__EXERCISE DIRECTIONS__. Write out each line word for word. Drop pictures.

__GIVEN MATERIAL__.
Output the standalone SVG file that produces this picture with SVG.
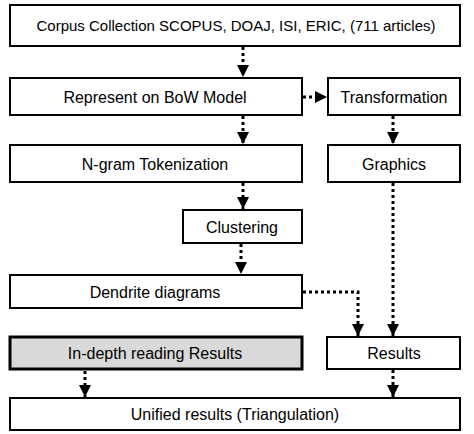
<svg xmlns="http://www.w3.org/2000/svg" width="474" height="434" viewBox="0 0 474 434">
<style>
.box{fill:#fff;stroke:#000;stroke-width:2}
.gray{fill:#d9d9d9;stroke:#000;stroke-width:3}
.t{font-family:"Liberation Sans",Arial,sans-serif;font-size:16px;fill:#000;text-anchor:middle;dominant-baseline:central}
.c{fill:none;stroke:#000;stroke-width:3;stroke-dasharray:3 3}
</style>
<defs>
<marker id="ah" viewBox="0 0 10 10" refX="10" refY="5" markerWidth="4" markerHeight="4" orient="auto" markerUnits="strokeWidth">
<path d="M0,0 L10,5 L0,10 z" fill="#000"/>
</marker>
</defs>
<rect width="474" height="434" fill="#fff"/>
<g id="connectors">
<path class="c" d="M243,47 V77" marker-end="url(#ah)"/>
<path class="c" d="M303,97 H327" marker-end="url(#ah)"/>
<path class="c" d="M243,116 V144" marker-end="url(#ah)"/>
<path class="c" d="M393,116 V144" marker-end="url(#ah)"/>
<path class="c" d="M243,183 V209" marker-end="url(#ah)"/>
<path class="c" d="M241,244 V274" marker-end="url(#ah)"/>
<path class="c" d="M393,183 V336" marker-end="url(#ah)"/>
<path class="c" d="M303,292 H358 V336" marker-end="url(#ah)"/>
<path class="c" d="M85,371 V397" marker-end="url(#ah)"/>
<path class="c" d="M393,370 V397" marker-end="url(#ah)"/>
</g>
<g id="corpus"><rect class="box" x="10" y="5" width="450" height="41"/><text class="t" x="236" y="25" style="font-size:15px">Corpus Collection SCOPUS, DOAJ, ISI, ERIC, (711 articles)</text></g>
<g id="bow"><rect class="box" x="10" y="78" width="292" height="37"/><text class="t" x="155" y="97">Represent on BoW Model</text></g>
<g id="transformation"><rect class="box" x="328" y="78" width="132" height="37"/><text class="t" x="394" y="97">Transformation</text></g>
<g id="ngram"><rect class="box" x="10" y="145" width="292" height="37"/><text class="t" x="155" y="164">N-gram Tokenization</text></g>
<g id="graphics"><rect class="box" x="328" y="145" width="132" height="37"/><text class="t" x="394" y="164">Graphics</text></g>
<g id="clustering"><rect class="box" x="183" y="210" width="119" height="33"/><text class="t" x="242" y="227">Clustering</text></g>
<g id="dendrite"><rect class="box" x="10" y="275" width="292" height="33"/><text class="t" x="155" y="292">Dendrite diagrams</text></g>
<g id="indepth"><rect class="gray" x="10" y="337" width="292" height="32"/><text class="t" x="155" y="353">In-depth reading Results</text></g>
<g id="results"><rect class="box" x="327" y="337" width="133" height="32"/><text class="t" x="394" y="353">Results</text></g>
<g id="unified"><rect class="box" x="10" y="398" width="450" height="32"/><text class="t" x="235" y="414">Unified results (Triangulation)</text></g>
</svg>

__RESULT OF THIS TASK__.
Output the standalone SVG file that produces this picture with SVG.
<svg xmlns="http://www.w3.org/2000/svg" width="474" height="434" viewBox="0 0 474 434">
<style>
.box{fill:#fff;stroke:#000;stroke-width:2}
.gray{fill:#d9d9d9;stroke:#000;stroke-width:3}
.t{font-family:"Liberation Sans",Arial,sans-serif;font-size:16px;fill:#000;text-anchor:middle;dominant-baseline:central}
.c{fill:none;stroke:#000;stroke-width:3;stroke-dasharray:3 3}
</style>
<defs>
<marker id="ah" viewBox="0 0 10 10" refX="10" refY="5" markerWidth="4" markerHeight="4" orient="auto" markerUnits="strokeWidth">
<path d="M0,0 L10,5 L0,10 z" fill="#000"/>
</marker>
</defs>
<rect width="474" height="434" fill="#fff"/>
<g id="connectors">
<path class="c" d="M243,47 V77" marker-end="url(#ah)"/>
<path class="c" d="M303,97 H327" marker-end="url(#ah)"/>
<path class="c" d="M243,116 V144" marker-end="url(#ah)"/>
<path class="c" d="M393,116 V144" marker-end="url(#ah)"/>
<path class="c" d="M243,183 V209" marker-end="url(#ah)"/>
<path class="c" d="M241,244 V274" marker-end="url(#ah)"/>
<path class="c" d="M393,183 V336" marker-end="url(#ah)"/>
<path class="c" d="M303,292 H358 V336" marker-end="url(#ah)"/>
<path class="c" d="M85,371 V397" marker-end="url(#ah)"/>
<path class="c" d="M393,370 V397" marker-end="url(#ah)"/>
</g>
<g id="corpus"><rect class="box" x="10" y="5" width="450" height="41"/><text class="t" x="236" y="25" style="font-size:15px">Corpus Collection SCOPUS, DOAJ, ISI, ERIC, (711 articles)</text></g>
<g id="bow"><rect class="box" x="10" y="78" width="292" height="37"/><text class="t" x="155" y="97">Represent on BoW Model</text></g>
<g id="transformation"><rect class="box" x="328" y="78" width="132" height="37"/><text class="t" x="394" y="97">Transformation</text></g>
<g id="ngram"><rect class="box" x="10" y="145" width="292" height="37"/><text class="t" x="155" y="164">N-gram Tokenization</text></g>
<g id="graphics"><rect class="box" x="328" y="145" width="132" height="37"/><text class="t" x="394" y="164">Graphics</text></g>
<g id="clustering"><rect class="box" x="183" y="210" width="119" height="33"/><text class="t" x="242" y="227">Clustering</text></g>
<g id="dendrite"><rect class="box" x="10" y="275" width="292" height="33"/><text class="t" x="155" y="292">Dendrite diagrams</text></g>
<g id="indepth"><rect class="gray" x="10" y="337" width="292" height="32"/><text class="t" x="155" y="353">In-depth reading Results</text></g>
<g id="results"><rect class="box" x="327" y="337" width="133" height="32"/><text class="t" x="394" y="353">Results</text></g>
<g id="unified"><rect class="box" x="10" y="398" width="450" height="32"/><text class="t" x="235" y="414">Unified results (Triangulation)</text></g>
</svg>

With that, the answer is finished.